§ **What the exercise asks**
Once the pictures are set aside, transcribe the remaining data exactly.
* start Exercise material *
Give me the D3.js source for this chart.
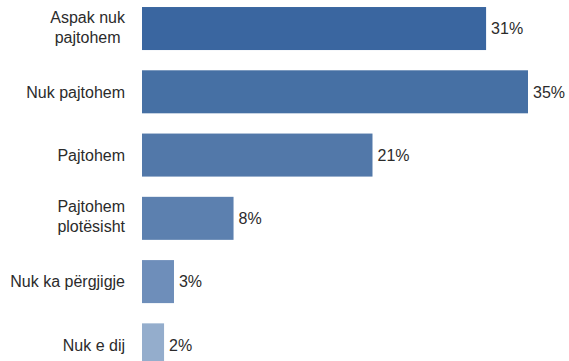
<!DOCTYPE html>
<html>
<head>
<meta charset="utf-8">
<script src="https://cdn.jsdelivr.net/npm/d3@7"></script>
<style>
  html, body { margin: 0; padding: 0; background: #fff; }
  svg { display: block; }
</style>
</head>
<body>
<script>
const categories = [
  ["Aspak nuk", "pajtohem"],
  ["Nuk pajtohem"],
  ["Pajtohem"],
  ["Pajtohem", "plotësisht"],
  ["Nuk ka përgjigje"],
  ["Nuk e dij"]
];
const values = [31.2, 35.0, 20.9, 8.3, 2.9, 2.0];
const valueLabels = ["31%", "35%", "21%", "8%", "3%", "2%"];
const colors = ["#3A66A0", "#4670A4", "#5278A9", "#5C80AF", "#6E8EBA", "#94ADCC"];

const W = 569, H = 361;
const keys = categories.map(c => c.join(" "));

const svg = d3.select("body").append("svg").attr("width", W).attr("height", H);

const x = d3.scaleLinear().domain([0, 35]).range([142, 528]);
const y = d3.scaleBand().domain(keys).range([-3.1, 376.5]).paddingInner(0.32).paddingOuter(0.16);

svg.selectAll("rect.bar").data(values).join("rect")
  .attr("class", "bar")
  .attr("x", x(0))
  .attr("y", (d, i) => y(keys[i]))
  .attr("width", d => x(d) - x(0))
  .attr("height", y.bandwidth())
  .attr("fill", (d, i) => colors[i]);

const font = "'Liberation Sans', Arial, sans-serif";
const fs = 16;
const textColor = "#2b2b2b";

svg.selectAll("text.val").data(values).join("text")
  .attr("class", "val")
  .attr("x", d => x(d) + 5)
  .attr("y", (d, i) => y(keys[i]) + y.bandwidth() / 2 + 5.8)
  .attr("font-family", font)
  .attr("font-size", fs)
  .attr("fill", textColor)
  .text((d, i) => valueLabels[i]);

const labelRight = 125;
const lineH = 20;
categories.forEach((lines, i) => {
  const cy = y(keys[i]) + y.bandwidth() / 2;
  const off = lines.length > 1 ? 4 : 5.8;
  const g = svg.append("g");
  const texts = lines.map((ln, j) => g.append("text")
    .attr("font-family", font)
    .attr("font-size", fs)
    .attr("fill", textColor)
    .attr("y", cy + (j - (lines.length - 1) / 2) * lineH + off)
    .text(ln));
  const widths = texts.map(t => t.node().getComputedTextLength());
  const maxW = d3.max(widths);
  texts.forEach(t => t.attr("x", labelRight - maxW / 2).attr("text-anchor", "middle"));
});
</script>
</body>
</html>
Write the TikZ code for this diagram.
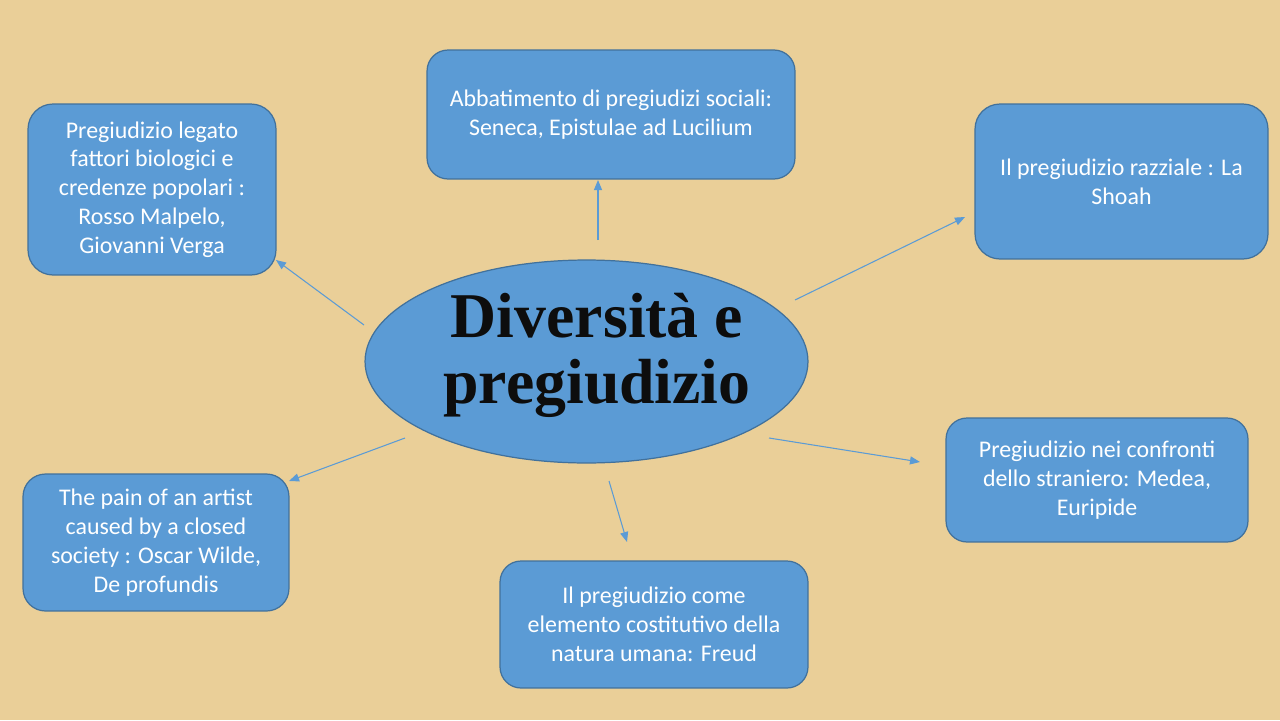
* end Exercise material *
§ **Answer for the task**
Give me the D3.js source for this chart.
<!DOCTYPE html>
<html>
<head>
<meta charset="utf-8">
<script src="https://cdn.jsdelivr.net/npm/d3@7"></script>
<style>
  html, body { margin: 0; padding: 0; background: #fff; }
  svg { display: block; }
</style>
</head>
<body>
<script>
const categories = [
  ["Aspak nuk", "pajtohem"],
  ["Nuk pajtohem"],
  ["Pajtohem"],
  ["Pajtohem", "plotësisht"],
  ["Nuk ka përgjigje"],
  ["Nuk e dij"]
];
const values = [31.2, 35.0, 20.9, 8.3, 2.9, 2.0];
const valueLabels = ["31%", "35%", "21%", "8%", "3%", "2%"];
const colors = ["#3A66A0", "#4670A4", "#5278A9", "#5C80AF", "#6E8EBA", "#94ADCC"];

const W = 569, H = 361;
const keys = categories.map(c => c.join(" "));

const svg = d3.select("body").append("svg").attr("width", W).attr("height", H);

const x = d3.scaleLinear().domain([0, 35]).range([142, 528]);
const y = d3.scaleBand().domain(keys).range([-3.1, 376.5]).paddingInner(0.32).paddingOuter(0.16);

svg.selectAll("rect.bar").data(values).join("rect")
  .attr("class", "bar")
  .attr("x", x(0))
  .attr("y", (d, i) => y(keys[i]))
  .attr("width", d => x(d) - x(0))
  .attr("height", y.bandwidth())
  .attr("fill", (d, i) => colors[i]);

const font = "'Liberation Sans', Arial, sans-serif";
const fs = 16;
const textColor = "#2b2b2b";

svg.selectAll("text.val").data(values).join("text")
  .attr("class", "val")
  .attr("x", d => x(d) + 5)
  .attr("y", (d, i) => y(keys[i]) + y.bandwidth() / 2 + 5.8)
  .attr("font-family", font)
  .attr("font-size", fs)
  .attr("fill", textColor)
  .text((d, i) => valueLabels[i]);

const labelRight = 125;
const lineH = 20;
categories.forEach((lines, i) => {
  const cy = y(keys[i]) + y.bandwidth() / 2;
  const off = lines.length > 1 ? 4 : 5.8;
  const g = svg.append("g");
  const texts = lines.map((ln, j) => g.append("text")
    .attr("font-family", font)
    .attr("font-size", fs)
    .attr("fill", textColor)
    .attr("y", cy + (j - (lines.length - 1) / 2) * lineH + off)
    .text(ln));
  const widths = texts.map(t => t.node().getComputedTextLength());
  const maxW = d3.max(widths);
  texts.forEach(t => t.attr("x", labelRight - maxW / 2).attr("text-anchor", "middle"));
});
</script>
</body>
</html>
Write the TikZ code for this diagram.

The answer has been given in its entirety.